Roadmap to Happiness - What is missing in the core framework

There are currently several approaches to solve this.

  1. Use Design Pattern: Separation of Behaviors to have a Rule “call” another Rule. This is great for cross cutting concerns like sending alerts that get called from all over the home automation.

  2. Use Scripts like discussed in A simple scene management: finally a good use of scripts. This is less generically useful because of limitations in Scripts (can’t pass in arguments or receive a return value) but can be useful in some situations.

  3. Organize your Rules according to function, not location or some other organization approach. If you put all your lighting Rules in the same file, there is less chance that it will need to call a lambda defined outside of the same .rules file. And if it does, see 1.

  4. Write Rules in a more generic way taking advantage of Member of triggers, triggeringItem implicit variable, and Design Pattern: Associated Items. When all the processing takes place in one Rule there is no need for lambdas in the first place.

If you apply all 4 of the above I think you will find that this particular problem will go away.

So the new Rule Engine does all Rules to call each other directly. But I can’t recommend moving to the new Rule engine just yet until some more documentation gets written.

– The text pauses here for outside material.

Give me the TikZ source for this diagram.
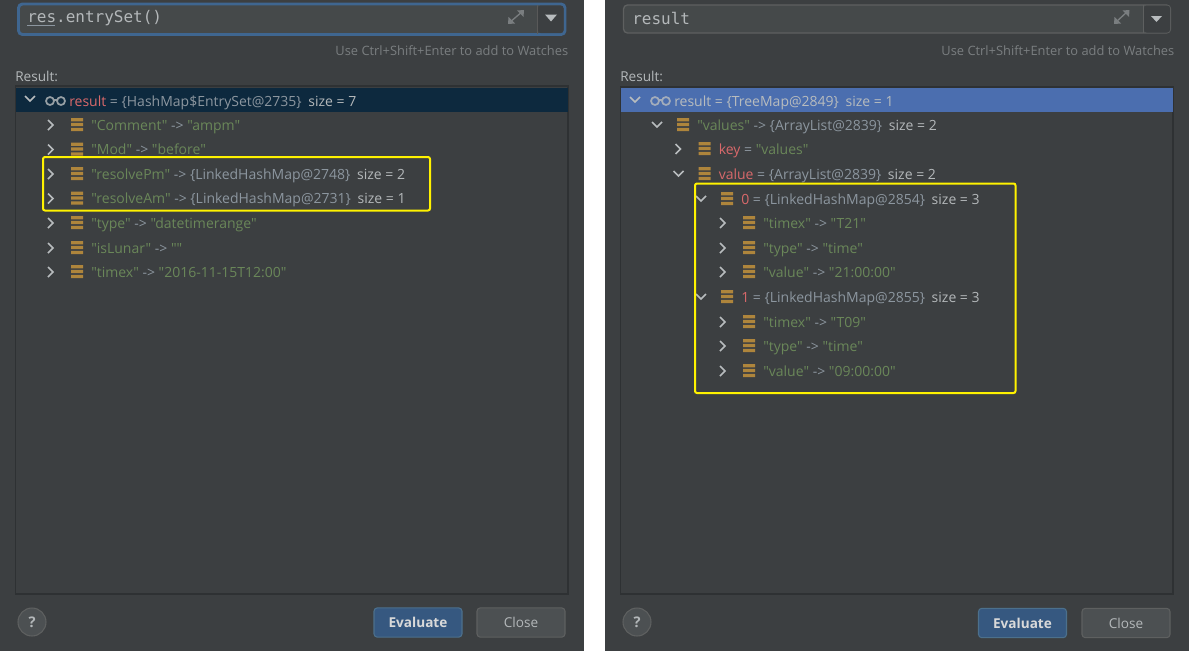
\documentclass[tikz,border=0pt]{standalone}
\usepackage{fontspec}
\setmainfont{Open Sans}[Ligatures=TeXOff]
\newfontfamily\codefont{DejaVu Sans Mono}
\definecolor{panelbg}{HTML}{3C3F41}
\definecolor{fieldbg}{HTML}{45494A}
\definecolor{treeedge}{HTML}{2E3133}
\definecolor{selnavy}{HTML}{0D293E}
\definecolor{selblue}{HTML}{4B6EAF}
\definecolor{txtgreen}{HTML}{6A8759}
\definecolor{txtgrey}{HTML}{8C969F}
\definecolor{txtsize}{HTML}{B4B8BA}
\definecolor{txtred}{HTML}{D9696B}
\definecolor{iconbrown}{HTML}{AE853C}
\definecolor{focusblue}{HTML}{3F6690}
\definecolor{btnblue}{HTML}{365880}
\definecolor{btnedge}{HTML}{4C708C}
\definecolor{btngrey}{HTML}{4C5052}
\definecolor{btngreyedge}{HTML}{5E6060}
\definecolor{hint}{HTML}{7A7E80}
\definecolor{chev}{HTML}{B8BCBE}
\newcommand{\Sz}[1]{\textcolor{txtsize}{\hspace{5pt}size = #1}}
\newcommand{\Gn}[1]{\textcolor{txtgreen}{#1}}
\newcommand{\Gy}[1]{\textcolor{txtgrey}{#1}}
\newcommand{\Rd}[1]{\textcolor{txtred}{#1}}
\newcommand{\Arr}{\textcolor{txtgrey}{\ -> }}
\newcommand{\Eq}{\textcolor{txtgrey}{\ = }}
% name, chevron x, y, open(1)/closed(0), text
\newcommand{\treerow}[5]{%
  \ifnum#4=1
    \draw[chevline] (#2-5,#3-3) -- (#2,#3+2) -- (#2+5,#3-3);
  \else
    \draw[chevline] (#2-3,#3-5) -- (#2+2,#3) -- (#2-3,#3+5);
  \fi
  \fill[iconbrown] (#2+20,#3-7) rectangle (#2+32,#3-3.7)
                   (#2+20,#3-2.2) rectangle (#2+32,#3+1.2)
                   (#2+20,#3+2.8) rectangle (#2+32,#3+6);
  \node[rowtext] (#1) at (#2+40,#3+1) {#5};%
}
\newcommand{\glasses}[2]{%
  \draw[line width=1.3pt,#2] (#1-6,101) circle (4) (#1+5,101) circle (4);
  \draw[line width=1pt,#2] (#1-2,100) -- (#1+1,100);
}
\tikzset{
  chevline/.style={chev,line width=1.1pt},
  rowtext/.style={anchor=west,inner sep=0pt,font=\fontsize{10.5}{12}\selectfont,text height=8pt,text depth=2pt},
  hinttext/.style={anchor=east,inner sep=0pt,text=hint,font=\fontsize{9.65}{11}\selectfont},
  labeltext/.style={anchor=west,inner sep=0pt,text=txtsize,font=\fontsize{10.2}{12}\selectfont},
  codetext/.style={anchor=west,inner sep=0pt,text=txtsize,font=\codefont\fontsize{12}{14}\selectfont},
  evalbtn/.style={draw=btnedge,fill=btnblue,rounded corners=2.5pt,line width=.8pt,minimum width=66pt,minimum height=22pt,inner sep=0pt,text=white!85!black,font=\bfseries\fontsize{10.2}{12}\selectfont},
  closebtn/.style={draw=btngreyedge,fill=btngrey,rounded corners=2.5pt,line width=.8pt,minimum width=66pt,minimum height=22pt,inner sep=0pt,text=txtsize,font=\fontsize{10.2}{12}\selectfont},
  helpbtn/.style={circle,draw=btngreyedge,fill=btngrey,line width=.8pt,minimum size=21pt,inner sep=0pt,text=txtsize,font=\bfseries\fontsize{11}{13}\selectfont},
  yellowbox/.style={draw=yellow,line width=1.5pt,rounded corners=1.5pt},
}
\begin{document}
\begin{tikzpicture}[x=0.75pt,y=-0.75pt]
\useasboundingbox (0,0) rectangle (1189,651);
\fill[white] (0,0) rectangle (1189,651);
\fill[panelbg] (0,0) rectangle (584,651);
\fill[panelbg] (605,0) rectangle (1189,651);
% left field
\draw[focusblue,line width=2.2pt,fill=fieldbg,rounded corners=3pt] (18.5,4) rectangle (565,34.5);
\fill[panelbg,rounded corners=2pt] (538,5.5) rectangle (563.5,33);
\draw[gray!70!black,line width=.7pt] (537.5,5) -- (537.5,33.5);
\node[codetext] (lq) at (27,18.5) {res.entrySet()};
\draw[txtgrey,line width=.6pt] (27,25) -- (55,25);
\draw[hint,line width=1pt] (509,23) -- (523,11);
\fill[hint] (524,10) -- (517,10.5) -- (523.5,17) -- cycle (508,24) -- (515,23.5) -- (508.5,17) -- cycle;
\fill[chev] (545,14.5) -- (557,14.5) -- (551,21.5) -- cycle;
\node[hinttext] (lh) at (568.5,50.5) {Use Ctrl+Shift+Enter to add to Watches};
\node[labeltext] (lr) at (15,76) {Result:};
% left tree
\draw[treeedge,line width=.8pt] (15.5,86) rectangle (568,594);
\fill[selnavy] (16,88) rectangle (567.5,112);
\draw[chev,line width=1.3pt] (25,96) -- (30,101) -- (35,96);
\glasses{56}{chev!80!selnavy}
\node[rowtext] (lroot) at (69,102) {\Rd{result}\Eq\Gy{\{HashMap\$EntrySet@2735\}}\Sz{7}};
\treerow{la}{51}{125}{0}{\Gn{"Comment"}\Arr\Gn{"ampm"}}
\treerow{lb}{51}{149.5}{0}{\Gn{"Mod"}\Arr\Gn{"before"}}
\treerow{lc}{51}{174}{0}{\Gn{"resolvePm"}\Arr\Gy{\{LinkedHashMap@2748\}}\Sz{2}}
\treerow{ld}{51}{198.5}{0}{\Gn{"resolveAm"}\Arr\Gy{\{LinkedHashMap@2731\}}\Sz{1}}
\treerow{le}{51}{223}{0}{\Gn{"type"}\Arr\Gn{"datetimerange"}}
\treerow{lf}{51}{248}{0}{\Gn{"isLunar"}\Arr\Gn{""}}
\treerow{lg}{51}{272}{0}{\Gn{"timex"}\Arr\Gn{"2016-11-15T12:00"}}
\draw[yellowbox] (43,157) rectangle (430,210.5);
\node[helpbtn] (lhelp) at (32,622) {?};
\node[evalbtn] (lev) at (418,622.5) {Evaluate};
\node[closebtn] (lcl) at (521,622.5) {Close};
% right field
\draw[btngreyedge,line width=1pt,fill=fieldbg,rounded corners=3pt] (623.5,5) rectangle (1170.5,33);
\fill[panelbg,rounded corners=2pt] (1144,5.5) rectangle (1170,32.5);
\draw[btngreyedge,line width=.8pt] (1143.5,5) -- (1143.5,33);
\node[codetext] (rq) at (632,18.5) {result};
\draw[hint,line width=1pt] (1115,23) -- (1128,11);
\fill[hint] (1129.5,10) -- (1122.5,10.5) -- (1129,17) -- cycle (1114,24) -- (1121,23.5) -- (1114.5,17) -- cycle;
\fill[chev] (1151,16) -- (1162,16) -- (1156.5,22) -- cycle;
\node[hinttext] (rh) at (1174.5,50.5) {Use Ctrl+Shift+Enter to add to Watches};
\node[labeltext] (rr) at (620,76) {Result:};
% right tree
\draw[treeedge,line width=.8pt] (620.5,87) rectangle (1173,594);
\fill[selblue] (621,88) rectangle (1173,112);
\draw[chev,line width=1.3pt] (630,97) -- (635,102) -- (640,97);
\glasses{661}{chev!80!selblue}
\node[rowtext] (rroot) at (674,102) {\textcolor{chev}{result = \{TreeMap@2849\}\hspace{5pt}size = 1}};
\treerow{ra}{657}{125}{1}{\Gn{"values"}\Arr\Gy{\{ArrayList@2839\}}\Sz{2}}
\treerow{rb}{678.5}{149}{0}{\Rd{key}\Eq\Gn{"values"}}
\treerow{rc}{678.5}{174}{1}{\Rd{value}\Eq\Gy{\{ArrayList@2839\}}\Sz{2}}
\treerow{rd}{701}{199}{1}{\Rd{0}\Eq\Gy{\{LinkedHashMap@2854\}}\Sz{3}}
\treerow{re}{723}{223}{0}{\Gn{"timex"}\Arr\Gn{"T21"}}
\treerow{rf}{723}{248}{0}{\Gn{"type"}\Arr\Gn{"time"}}
\treerow{rg}{723}{272}{0}{\Gn{"value"}\Arr\Gn{"21:00:00"}}
\treerow{rh2}{701}{297}{1}{\Rd{1}\Eq\Gy{\{LinkedHashMap@2855\}}\Sz{3}}
\treerow{ri}{723}{322}{0}{\Gn{"timex"}\Arr\Gn{"T09"}}
\treerow{rj}{723}{346}{0}{\Gn{"type"}\Arr\Gn{"time"}}
\treerow{rk}{723}{371}{0}{\Gn{"value"}\Arr\Gn{"09:00:00"}}
\draw[yellowbox] (695,183.5) rectangle (1015.5,393);
\node[helpbtn] (rhelp) at (637,622) {?};
\node[evalbtn] (rev) at (1022.5,623) {Evaluate};
\node[closebtn] (rcl) at (1126,623) {Close};
\end{tikzpicture}
\end{document}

But the larger point is we will be unlikely to see any new major additions to the capabilities of Rules DSL. Eventually (soon?) there will be a way to convert Rules DSL Rules to the new Rules Engine and the old Rules Engine will be deprecated.

I’m starting to gather the information to document the new Rules Engine at: Experimental Next-Gen Rules Engine Documentation 1 of : Introduction

It’s more just random notes at the moment but I intend to build it into a first draft for the docs that will go into the official docs. So stay tuned.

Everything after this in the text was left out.